# [Request]
Locate the line that contains "Rebuild this diagram" and the line that contains "(att) at (235,840)". Copy both of them exactly, together with every line between them, and no others.

# [Input material]
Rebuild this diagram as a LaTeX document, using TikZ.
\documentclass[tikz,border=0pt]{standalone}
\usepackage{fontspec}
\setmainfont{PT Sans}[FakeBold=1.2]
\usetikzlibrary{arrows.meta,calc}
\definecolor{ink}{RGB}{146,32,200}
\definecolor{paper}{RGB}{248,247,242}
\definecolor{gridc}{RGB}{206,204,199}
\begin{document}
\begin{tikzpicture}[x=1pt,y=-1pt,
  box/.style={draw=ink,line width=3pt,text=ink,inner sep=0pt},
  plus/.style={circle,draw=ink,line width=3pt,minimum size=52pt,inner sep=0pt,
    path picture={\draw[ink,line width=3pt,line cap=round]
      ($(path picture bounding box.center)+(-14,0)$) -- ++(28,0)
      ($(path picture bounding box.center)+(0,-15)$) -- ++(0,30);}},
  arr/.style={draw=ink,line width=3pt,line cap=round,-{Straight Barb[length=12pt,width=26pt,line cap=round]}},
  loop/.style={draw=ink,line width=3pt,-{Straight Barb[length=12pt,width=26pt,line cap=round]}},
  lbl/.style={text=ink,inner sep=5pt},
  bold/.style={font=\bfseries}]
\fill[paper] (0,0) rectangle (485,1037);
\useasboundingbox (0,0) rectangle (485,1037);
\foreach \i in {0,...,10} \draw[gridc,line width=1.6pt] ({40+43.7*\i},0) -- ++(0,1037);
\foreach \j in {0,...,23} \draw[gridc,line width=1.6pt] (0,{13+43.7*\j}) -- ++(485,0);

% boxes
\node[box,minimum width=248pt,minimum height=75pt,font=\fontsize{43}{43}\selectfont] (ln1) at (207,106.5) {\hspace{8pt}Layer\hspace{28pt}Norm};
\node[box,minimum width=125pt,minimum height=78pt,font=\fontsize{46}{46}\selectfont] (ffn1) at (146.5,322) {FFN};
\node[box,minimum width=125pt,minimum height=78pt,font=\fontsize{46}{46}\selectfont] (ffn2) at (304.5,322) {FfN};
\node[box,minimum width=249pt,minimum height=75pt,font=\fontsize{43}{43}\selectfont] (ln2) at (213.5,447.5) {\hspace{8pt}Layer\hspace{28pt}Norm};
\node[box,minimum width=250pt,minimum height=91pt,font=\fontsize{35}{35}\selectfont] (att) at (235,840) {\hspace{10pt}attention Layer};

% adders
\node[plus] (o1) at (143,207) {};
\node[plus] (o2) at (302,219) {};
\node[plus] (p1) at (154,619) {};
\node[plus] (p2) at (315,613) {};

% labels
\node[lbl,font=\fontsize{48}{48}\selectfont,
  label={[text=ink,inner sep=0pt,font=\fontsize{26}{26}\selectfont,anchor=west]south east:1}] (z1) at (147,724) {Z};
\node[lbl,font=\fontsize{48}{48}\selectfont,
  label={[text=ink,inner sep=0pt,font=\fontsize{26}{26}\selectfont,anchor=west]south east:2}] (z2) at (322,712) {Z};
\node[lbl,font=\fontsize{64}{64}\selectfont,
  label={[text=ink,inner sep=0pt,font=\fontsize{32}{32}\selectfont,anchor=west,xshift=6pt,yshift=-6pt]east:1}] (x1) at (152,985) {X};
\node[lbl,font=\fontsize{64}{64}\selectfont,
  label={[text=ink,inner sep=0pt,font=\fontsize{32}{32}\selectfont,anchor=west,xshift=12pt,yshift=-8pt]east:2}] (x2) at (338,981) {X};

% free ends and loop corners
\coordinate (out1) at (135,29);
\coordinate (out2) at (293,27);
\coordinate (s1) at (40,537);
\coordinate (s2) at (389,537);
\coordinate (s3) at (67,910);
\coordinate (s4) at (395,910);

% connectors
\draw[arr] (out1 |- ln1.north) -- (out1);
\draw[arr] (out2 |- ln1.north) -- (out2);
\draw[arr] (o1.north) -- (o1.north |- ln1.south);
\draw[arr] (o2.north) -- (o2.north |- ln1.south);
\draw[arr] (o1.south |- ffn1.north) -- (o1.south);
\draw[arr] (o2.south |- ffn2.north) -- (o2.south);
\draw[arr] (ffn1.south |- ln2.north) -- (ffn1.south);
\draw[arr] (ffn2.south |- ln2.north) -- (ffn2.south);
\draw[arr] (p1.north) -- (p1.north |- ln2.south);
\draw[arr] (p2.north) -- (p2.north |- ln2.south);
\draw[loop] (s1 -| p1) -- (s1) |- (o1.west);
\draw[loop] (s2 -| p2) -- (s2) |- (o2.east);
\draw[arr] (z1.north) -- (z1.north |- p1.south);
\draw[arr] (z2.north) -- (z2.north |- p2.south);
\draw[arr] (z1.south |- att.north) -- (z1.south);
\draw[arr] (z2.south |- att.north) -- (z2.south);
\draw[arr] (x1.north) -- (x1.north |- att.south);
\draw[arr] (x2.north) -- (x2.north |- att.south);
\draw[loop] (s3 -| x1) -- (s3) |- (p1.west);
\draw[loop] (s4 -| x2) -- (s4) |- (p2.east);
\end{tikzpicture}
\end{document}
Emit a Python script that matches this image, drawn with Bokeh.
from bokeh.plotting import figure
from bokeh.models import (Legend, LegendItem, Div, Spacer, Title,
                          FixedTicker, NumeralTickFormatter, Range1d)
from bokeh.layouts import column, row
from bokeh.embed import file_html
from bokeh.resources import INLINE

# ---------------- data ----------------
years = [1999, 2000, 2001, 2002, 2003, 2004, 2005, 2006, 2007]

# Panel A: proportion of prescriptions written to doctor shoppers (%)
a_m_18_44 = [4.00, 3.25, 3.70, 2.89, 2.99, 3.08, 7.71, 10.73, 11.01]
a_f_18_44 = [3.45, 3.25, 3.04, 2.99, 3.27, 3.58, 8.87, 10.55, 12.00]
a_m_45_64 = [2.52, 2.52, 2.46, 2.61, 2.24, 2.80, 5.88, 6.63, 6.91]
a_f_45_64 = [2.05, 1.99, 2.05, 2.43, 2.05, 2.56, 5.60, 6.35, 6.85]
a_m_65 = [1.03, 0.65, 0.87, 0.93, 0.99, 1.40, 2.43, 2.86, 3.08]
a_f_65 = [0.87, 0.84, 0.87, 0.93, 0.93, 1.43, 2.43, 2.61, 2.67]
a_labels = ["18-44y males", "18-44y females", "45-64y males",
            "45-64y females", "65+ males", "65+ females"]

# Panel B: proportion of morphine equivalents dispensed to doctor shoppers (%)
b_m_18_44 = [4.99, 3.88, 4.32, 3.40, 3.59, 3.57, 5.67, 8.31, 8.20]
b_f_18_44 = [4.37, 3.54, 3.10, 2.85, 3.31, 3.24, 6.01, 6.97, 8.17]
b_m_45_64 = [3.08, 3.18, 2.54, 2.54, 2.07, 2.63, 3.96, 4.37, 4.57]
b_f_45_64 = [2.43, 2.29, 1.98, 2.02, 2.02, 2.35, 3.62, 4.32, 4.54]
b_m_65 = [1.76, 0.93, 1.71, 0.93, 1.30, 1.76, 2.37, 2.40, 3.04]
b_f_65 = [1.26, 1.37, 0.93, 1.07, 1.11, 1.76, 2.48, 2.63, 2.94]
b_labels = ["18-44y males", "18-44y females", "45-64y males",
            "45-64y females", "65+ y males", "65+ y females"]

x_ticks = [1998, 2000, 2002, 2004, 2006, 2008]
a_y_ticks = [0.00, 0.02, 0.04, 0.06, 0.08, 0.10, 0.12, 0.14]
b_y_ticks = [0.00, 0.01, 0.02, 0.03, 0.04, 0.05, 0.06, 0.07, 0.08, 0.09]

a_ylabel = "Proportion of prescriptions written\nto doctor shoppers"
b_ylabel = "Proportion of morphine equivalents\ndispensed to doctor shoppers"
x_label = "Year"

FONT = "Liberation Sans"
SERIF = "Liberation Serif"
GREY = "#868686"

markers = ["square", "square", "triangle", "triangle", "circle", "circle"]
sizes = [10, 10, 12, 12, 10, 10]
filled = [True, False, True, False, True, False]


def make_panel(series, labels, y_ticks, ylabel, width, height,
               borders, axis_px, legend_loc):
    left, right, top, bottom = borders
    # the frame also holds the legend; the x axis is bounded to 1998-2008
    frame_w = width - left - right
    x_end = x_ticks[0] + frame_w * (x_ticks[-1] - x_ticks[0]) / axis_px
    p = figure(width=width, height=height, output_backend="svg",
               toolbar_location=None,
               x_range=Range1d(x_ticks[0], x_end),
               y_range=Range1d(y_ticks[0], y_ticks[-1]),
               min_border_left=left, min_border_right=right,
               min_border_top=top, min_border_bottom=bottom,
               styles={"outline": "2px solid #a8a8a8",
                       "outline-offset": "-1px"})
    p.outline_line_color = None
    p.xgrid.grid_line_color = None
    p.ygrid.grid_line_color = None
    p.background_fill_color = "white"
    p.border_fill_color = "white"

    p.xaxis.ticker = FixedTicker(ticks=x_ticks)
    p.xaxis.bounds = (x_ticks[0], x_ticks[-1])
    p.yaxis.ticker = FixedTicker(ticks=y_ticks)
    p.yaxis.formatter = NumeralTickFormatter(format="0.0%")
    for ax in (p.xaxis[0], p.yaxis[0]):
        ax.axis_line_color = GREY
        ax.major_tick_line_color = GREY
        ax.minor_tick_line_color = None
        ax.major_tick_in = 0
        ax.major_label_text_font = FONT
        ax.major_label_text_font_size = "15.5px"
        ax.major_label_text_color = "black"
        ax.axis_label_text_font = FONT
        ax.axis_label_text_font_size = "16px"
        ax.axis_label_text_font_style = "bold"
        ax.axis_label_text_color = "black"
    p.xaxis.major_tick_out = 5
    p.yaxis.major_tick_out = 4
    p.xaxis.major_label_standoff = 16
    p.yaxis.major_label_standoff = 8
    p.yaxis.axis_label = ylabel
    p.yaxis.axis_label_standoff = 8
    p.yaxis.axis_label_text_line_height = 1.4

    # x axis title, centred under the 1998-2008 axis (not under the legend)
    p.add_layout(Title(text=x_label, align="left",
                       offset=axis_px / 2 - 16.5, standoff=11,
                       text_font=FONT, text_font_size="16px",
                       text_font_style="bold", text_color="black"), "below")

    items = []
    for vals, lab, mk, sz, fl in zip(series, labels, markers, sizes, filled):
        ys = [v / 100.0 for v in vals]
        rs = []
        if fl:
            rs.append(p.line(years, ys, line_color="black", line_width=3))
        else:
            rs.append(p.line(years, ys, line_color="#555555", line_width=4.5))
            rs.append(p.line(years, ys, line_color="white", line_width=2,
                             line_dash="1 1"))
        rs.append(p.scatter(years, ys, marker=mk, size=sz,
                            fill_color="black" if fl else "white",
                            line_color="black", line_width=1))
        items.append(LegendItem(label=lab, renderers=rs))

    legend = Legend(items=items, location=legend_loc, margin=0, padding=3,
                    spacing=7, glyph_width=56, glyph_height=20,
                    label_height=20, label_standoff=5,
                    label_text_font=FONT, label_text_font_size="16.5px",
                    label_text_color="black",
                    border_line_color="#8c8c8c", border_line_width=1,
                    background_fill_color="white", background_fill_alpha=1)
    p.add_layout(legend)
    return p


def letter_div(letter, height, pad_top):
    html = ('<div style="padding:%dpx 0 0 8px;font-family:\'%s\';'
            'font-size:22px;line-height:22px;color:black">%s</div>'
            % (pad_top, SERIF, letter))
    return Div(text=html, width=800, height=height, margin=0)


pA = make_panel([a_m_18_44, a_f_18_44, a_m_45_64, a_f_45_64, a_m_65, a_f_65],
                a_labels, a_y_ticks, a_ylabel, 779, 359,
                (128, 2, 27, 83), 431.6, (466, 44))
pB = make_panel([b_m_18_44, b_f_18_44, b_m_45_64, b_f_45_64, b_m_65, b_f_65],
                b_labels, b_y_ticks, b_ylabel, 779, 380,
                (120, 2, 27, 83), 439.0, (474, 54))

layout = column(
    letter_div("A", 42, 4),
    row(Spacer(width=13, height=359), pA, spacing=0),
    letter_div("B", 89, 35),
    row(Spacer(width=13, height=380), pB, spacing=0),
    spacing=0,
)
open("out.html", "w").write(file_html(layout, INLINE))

--

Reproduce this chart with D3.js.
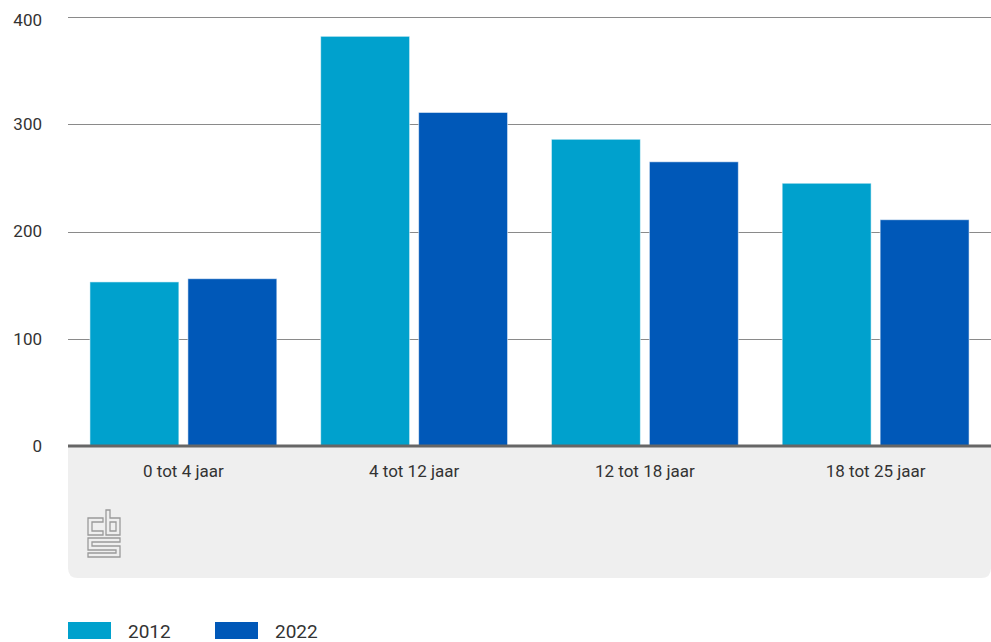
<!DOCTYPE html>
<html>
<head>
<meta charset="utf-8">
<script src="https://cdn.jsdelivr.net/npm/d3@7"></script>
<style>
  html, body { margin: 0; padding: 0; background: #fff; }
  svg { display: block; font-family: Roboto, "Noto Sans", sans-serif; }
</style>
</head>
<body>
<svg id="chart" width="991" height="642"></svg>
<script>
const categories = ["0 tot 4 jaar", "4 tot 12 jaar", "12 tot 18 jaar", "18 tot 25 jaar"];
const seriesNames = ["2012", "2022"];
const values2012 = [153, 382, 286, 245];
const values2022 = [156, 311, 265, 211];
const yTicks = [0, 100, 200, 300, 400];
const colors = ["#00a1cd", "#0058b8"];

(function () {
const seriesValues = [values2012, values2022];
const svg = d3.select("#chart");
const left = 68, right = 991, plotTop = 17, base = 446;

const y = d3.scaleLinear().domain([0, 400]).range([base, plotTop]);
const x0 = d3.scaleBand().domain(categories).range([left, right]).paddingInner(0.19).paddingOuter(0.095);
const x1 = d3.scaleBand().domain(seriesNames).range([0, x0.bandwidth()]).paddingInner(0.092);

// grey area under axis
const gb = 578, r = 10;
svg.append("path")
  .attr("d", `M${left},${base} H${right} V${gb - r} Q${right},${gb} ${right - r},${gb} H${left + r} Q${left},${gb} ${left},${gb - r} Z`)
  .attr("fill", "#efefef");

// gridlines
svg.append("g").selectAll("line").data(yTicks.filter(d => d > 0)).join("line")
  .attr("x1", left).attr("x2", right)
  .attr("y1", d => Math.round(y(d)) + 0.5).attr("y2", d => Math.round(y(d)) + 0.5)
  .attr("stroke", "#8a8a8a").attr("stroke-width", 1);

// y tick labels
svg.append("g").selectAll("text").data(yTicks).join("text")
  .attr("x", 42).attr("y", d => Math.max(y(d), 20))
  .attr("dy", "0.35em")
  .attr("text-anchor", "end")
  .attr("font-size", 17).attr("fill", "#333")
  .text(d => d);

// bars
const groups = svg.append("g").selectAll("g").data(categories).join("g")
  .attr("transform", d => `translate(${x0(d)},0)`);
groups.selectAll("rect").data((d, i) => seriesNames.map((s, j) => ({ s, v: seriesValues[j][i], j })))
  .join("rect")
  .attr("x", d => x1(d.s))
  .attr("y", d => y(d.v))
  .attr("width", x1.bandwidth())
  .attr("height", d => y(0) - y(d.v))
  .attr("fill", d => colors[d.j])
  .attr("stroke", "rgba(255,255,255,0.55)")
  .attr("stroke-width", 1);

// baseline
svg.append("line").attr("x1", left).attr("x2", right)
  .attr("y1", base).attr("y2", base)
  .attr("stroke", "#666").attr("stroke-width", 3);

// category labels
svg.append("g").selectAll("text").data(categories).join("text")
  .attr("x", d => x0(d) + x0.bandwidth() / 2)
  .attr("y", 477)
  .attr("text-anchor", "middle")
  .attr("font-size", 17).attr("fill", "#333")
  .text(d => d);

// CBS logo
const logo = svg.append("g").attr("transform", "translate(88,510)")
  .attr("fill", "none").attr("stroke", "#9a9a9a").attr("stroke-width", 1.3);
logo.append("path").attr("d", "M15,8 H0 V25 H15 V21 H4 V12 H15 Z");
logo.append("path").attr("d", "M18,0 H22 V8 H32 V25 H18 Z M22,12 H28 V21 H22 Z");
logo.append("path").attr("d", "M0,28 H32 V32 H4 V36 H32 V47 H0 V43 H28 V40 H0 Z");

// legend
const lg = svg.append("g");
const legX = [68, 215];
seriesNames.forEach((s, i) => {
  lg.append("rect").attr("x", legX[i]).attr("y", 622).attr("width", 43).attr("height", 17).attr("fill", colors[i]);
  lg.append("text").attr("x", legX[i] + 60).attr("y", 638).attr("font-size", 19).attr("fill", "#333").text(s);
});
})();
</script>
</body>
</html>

...

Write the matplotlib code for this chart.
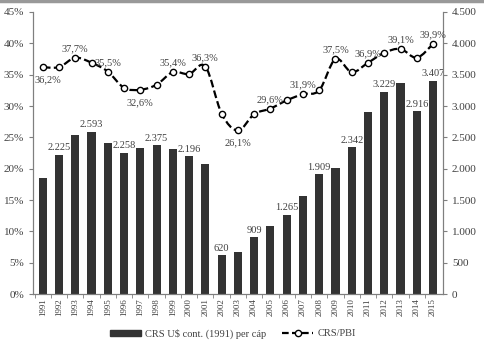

# [Final result]
Rebuild this diagram as a LaTeX document, using TikZ.
\documentclass[tikz,border=0pt]{standalone}
\usepackage{fontspec}
\setmainfont{PT Sans}[FakeBold=1.2]
\usetikzlibrary{arrows.meta,calc}
\definecolor{ink}{RGB}{146,32,200}
\definecolor{paper}{RGB}{248,247,242}
\definecolor{gridc}{RGB}{206,204,199}
\begin{document}
\begin{tikzpicture}[x=1pt,y=-1pt,
  box/.style={draw=ink,line width=3pt,text=ink,inner sep=0pt},
  plus/.style={circle,draw=ink,line width=3pt,minimum size=52pt,inner sep=0pt,
    path picture={\draw[ink,line width=3pt,line cap=round]
      ($(path picture bounding box.center)+(-14,0)$) -- ++(28,0)
      ($(path picture bounding box.center)+(0,-15)$) -- ++(0,30);}},
  arr/.style={draw=ink,line width=3pt,line cap=round,-{Straight Barb[length=12pt,width=26pt,line cap=round]}},
  loop/.style={draw=ink,line width=3pt,-{Straight Barb[length=12pt,width=26pt,line cap=round]}},
  lbl/.style={text=ink,inner sep=5pt},
  bold/.style={font=\bfseries}]
\fill[paper] (0,0) rectangle (485,1037);
\useasboundingbox (0,0) rectangle (485,1037);
\foreach \i in {0,...,10} \draw[gridc,line width=1.6pt] ({40+43.7*\i},0) -- ++(0,1037);
\foreach \j in {0,...,23} \draw[gridc,line width=1.6pt] (0,{13+43.7*\j}) -- ++(485,0);

% boxes
\node[box,minimum width=248pt,minimum height=75pt,font=\fontsize{43}{43}\selectfont] (ln1) at (207,106.5) {\hspace{8pt}Layer\hspace{28pt}Norm};
\node[box,minimum width=125pt,minimum height=78pt,font=\fontsize{46}{46}\selectfont] (ffn1) at (146.5,322) {FFN};
\node[box,minimum width=125pt,minimum height=78pt,font=\fontsize{46}{46}\selectfont] (ffn2) at (304.5,322) {FfN};
\node[box,minimum width=249pt,minimum height=75pt,font=\fontsize{43}{43}\selectfont] (ln2) at (213.5,447.5) {\hspace{8pt}Layer\hspace{28pt}Norm};
\node[box,minimum width=250pt,minimum height=91pt,font=\fontsize{35}{35}\selectfont] (att) at (235,840) {\hspace{10pt}attention Layer};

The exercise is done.